*** Supplied data

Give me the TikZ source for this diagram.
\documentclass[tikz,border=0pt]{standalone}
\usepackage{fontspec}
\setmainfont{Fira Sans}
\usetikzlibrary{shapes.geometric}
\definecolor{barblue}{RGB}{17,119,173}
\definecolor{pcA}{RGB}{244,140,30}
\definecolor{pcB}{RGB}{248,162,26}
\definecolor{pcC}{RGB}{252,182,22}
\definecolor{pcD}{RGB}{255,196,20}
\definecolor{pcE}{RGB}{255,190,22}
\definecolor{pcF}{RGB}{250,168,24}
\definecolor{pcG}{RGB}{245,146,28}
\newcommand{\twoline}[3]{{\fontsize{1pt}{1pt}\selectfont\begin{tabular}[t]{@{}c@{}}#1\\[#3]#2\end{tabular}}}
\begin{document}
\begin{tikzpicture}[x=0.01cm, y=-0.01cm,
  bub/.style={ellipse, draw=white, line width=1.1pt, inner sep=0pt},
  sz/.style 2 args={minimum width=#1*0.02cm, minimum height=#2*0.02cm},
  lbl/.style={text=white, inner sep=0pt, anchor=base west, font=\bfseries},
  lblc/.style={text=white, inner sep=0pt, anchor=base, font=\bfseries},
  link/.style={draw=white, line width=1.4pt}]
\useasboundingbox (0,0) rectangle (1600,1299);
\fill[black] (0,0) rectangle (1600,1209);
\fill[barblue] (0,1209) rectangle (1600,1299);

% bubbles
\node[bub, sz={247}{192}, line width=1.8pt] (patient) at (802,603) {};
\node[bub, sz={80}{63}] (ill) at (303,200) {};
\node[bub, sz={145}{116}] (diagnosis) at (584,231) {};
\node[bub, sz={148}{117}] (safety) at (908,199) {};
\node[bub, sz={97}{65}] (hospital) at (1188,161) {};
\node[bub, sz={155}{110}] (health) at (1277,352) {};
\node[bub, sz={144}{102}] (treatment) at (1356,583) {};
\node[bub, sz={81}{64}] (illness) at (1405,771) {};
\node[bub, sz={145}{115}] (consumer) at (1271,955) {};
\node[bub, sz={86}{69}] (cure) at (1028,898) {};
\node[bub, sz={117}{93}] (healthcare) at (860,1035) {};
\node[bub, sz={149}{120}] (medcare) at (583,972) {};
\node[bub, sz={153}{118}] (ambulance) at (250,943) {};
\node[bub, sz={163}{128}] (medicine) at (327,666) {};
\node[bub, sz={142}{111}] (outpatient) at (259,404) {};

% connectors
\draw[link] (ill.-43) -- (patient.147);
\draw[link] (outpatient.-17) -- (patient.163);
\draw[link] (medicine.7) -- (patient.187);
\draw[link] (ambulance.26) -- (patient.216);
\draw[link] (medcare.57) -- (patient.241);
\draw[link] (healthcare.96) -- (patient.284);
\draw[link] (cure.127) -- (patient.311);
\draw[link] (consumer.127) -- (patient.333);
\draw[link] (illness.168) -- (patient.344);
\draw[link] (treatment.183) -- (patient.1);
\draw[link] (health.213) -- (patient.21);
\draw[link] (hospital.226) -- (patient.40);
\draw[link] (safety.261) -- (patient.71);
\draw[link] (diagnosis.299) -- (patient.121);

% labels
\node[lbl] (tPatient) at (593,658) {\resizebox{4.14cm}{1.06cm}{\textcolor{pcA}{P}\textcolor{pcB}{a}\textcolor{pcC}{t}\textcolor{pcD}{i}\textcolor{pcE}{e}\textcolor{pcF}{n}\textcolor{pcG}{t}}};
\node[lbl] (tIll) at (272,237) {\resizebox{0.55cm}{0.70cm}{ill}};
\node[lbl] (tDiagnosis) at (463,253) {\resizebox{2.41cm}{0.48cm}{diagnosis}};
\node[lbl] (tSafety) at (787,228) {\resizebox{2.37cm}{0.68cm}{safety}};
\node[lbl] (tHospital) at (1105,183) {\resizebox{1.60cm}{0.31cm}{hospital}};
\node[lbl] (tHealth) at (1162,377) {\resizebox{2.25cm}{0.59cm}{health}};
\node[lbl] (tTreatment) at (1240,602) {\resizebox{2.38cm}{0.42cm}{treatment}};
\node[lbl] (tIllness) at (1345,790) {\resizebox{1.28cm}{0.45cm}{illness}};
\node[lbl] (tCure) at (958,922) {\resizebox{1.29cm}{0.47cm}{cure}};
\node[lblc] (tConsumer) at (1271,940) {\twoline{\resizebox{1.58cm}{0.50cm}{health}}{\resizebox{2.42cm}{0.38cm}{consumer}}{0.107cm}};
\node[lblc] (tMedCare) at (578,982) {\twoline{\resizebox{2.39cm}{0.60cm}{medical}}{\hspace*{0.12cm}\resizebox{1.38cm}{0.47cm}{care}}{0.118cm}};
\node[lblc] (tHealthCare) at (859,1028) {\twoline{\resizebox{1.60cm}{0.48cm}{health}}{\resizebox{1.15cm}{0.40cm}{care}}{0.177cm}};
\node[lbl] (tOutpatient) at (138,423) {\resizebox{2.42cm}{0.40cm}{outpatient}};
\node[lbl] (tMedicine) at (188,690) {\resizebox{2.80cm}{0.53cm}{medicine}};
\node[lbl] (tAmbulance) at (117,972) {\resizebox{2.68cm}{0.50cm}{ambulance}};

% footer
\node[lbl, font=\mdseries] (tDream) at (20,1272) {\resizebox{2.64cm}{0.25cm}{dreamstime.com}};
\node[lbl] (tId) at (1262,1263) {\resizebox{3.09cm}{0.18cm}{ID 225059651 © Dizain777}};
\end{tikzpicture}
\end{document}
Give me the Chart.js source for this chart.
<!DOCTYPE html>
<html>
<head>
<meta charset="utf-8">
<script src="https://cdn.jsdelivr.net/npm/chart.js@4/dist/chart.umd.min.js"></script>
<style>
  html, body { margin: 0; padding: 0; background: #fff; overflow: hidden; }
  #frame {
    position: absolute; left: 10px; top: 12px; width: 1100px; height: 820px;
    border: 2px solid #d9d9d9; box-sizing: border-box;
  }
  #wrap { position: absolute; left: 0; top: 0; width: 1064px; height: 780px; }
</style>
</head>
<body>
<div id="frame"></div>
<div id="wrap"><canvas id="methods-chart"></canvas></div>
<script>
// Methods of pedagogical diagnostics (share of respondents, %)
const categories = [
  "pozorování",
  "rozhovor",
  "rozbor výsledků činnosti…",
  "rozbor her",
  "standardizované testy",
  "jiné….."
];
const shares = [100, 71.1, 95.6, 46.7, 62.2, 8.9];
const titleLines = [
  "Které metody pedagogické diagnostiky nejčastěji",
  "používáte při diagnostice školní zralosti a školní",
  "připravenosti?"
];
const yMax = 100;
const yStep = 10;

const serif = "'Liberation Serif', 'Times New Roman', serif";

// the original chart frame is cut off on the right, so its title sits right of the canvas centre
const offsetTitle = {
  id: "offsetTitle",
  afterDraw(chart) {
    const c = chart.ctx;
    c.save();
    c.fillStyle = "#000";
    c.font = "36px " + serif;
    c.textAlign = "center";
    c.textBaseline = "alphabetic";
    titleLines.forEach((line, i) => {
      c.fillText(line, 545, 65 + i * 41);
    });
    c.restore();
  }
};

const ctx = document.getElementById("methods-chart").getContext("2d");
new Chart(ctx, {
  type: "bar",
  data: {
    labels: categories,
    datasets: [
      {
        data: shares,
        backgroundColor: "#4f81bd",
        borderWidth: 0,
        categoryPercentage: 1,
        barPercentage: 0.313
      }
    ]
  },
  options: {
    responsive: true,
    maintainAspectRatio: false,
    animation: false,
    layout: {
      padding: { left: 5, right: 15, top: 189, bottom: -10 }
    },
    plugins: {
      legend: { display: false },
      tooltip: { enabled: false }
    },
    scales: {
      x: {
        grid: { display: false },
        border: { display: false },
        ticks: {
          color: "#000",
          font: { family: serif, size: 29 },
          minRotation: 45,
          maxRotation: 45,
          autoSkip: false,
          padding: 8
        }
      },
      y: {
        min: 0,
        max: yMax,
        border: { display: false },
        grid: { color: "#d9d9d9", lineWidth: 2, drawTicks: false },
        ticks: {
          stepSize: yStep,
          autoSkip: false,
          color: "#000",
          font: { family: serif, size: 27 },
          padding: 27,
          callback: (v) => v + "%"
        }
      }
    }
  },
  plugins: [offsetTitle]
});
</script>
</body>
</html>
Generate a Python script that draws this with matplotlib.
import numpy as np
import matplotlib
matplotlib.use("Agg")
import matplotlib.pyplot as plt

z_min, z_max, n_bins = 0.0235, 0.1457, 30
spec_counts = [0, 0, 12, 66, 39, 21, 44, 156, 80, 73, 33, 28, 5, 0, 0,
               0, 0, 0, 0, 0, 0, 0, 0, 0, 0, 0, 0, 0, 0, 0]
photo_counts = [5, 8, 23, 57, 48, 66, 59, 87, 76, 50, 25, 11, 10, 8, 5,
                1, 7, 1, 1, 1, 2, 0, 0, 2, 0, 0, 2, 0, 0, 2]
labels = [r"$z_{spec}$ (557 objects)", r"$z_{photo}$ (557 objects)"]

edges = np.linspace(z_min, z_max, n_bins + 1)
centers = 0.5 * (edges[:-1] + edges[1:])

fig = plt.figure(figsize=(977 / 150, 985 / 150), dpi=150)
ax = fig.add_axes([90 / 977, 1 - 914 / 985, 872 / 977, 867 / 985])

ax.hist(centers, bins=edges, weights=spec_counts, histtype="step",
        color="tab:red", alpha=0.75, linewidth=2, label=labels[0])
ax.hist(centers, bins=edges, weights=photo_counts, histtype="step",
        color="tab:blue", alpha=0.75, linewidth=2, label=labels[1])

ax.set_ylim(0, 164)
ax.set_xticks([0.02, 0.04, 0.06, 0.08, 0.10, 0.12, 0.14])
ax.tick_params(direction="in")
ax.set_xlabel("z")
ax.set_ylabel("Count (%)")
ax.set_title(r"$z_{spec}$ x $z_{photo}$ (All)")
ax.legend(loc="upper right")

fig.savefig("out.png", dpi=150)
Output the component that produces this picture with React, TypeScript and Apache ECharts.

******

| Given instruction |
Give back the listing exactly, please, from its first line to the line containing "(0,1209) rectangle (1600,1299);", inclusive, and nothing past that line.

| Result for this exercise |
Give me the TikZ source for this diagram.
\documentclass[tikz,border=0pt]{standalone}
\usepackage{fontspec}
\setmainfont{Fira Sans}
\usetikzlibrary{shapes.geometric}
\definecolor{barblue}{RGB}{17,119,173}
\definecolor{pcA}{RGB}{244,140,30}
\definecolor{pcB}{RGB}{248,162,26}
\definecolor{pcC}{RGB}{252,182,22}
\definecolor{pcD}{RGB}{255,196,20}
\definecolor{pcE}{RGB}{255,190,22}
\definecolor{pcF}{RGB}{250,168,24}
\definecolor{pcG}{RGB}{245,146,28}
\newcommand{\twoline}[3]{{\fontsize{1pt}{1pt}\selectfont\begin{tabular}[t]{@{}c@{}}#1\\[#3]#2\end{tabular}}}
\begin{document}
\begin{tikzpicture}[x=0.01cm, y=-0.01cm,
  bub/.style={ellipse, draw=white, line width=1.1pt, inner sep=0pt},
  sz/.style 2 args={minimum width=#1*0.02cm, minimum height=#2*0.02cm},
  lbl/.style={text=white, inner sep=0pt, anchor=base west, font=\bfseries},
  lblc/.style={text=white, inner sep=0pt, anchor=base, font=\bfseries},
  link/.style={draw=white, line width=1.4pt}]
\useasboundingbox (0,0) rectangle (1600,1299);
\fill[black] (0,0) rectangle (1600,1209);
\fill[barblue] (0,1209) rectangle (1600,1299);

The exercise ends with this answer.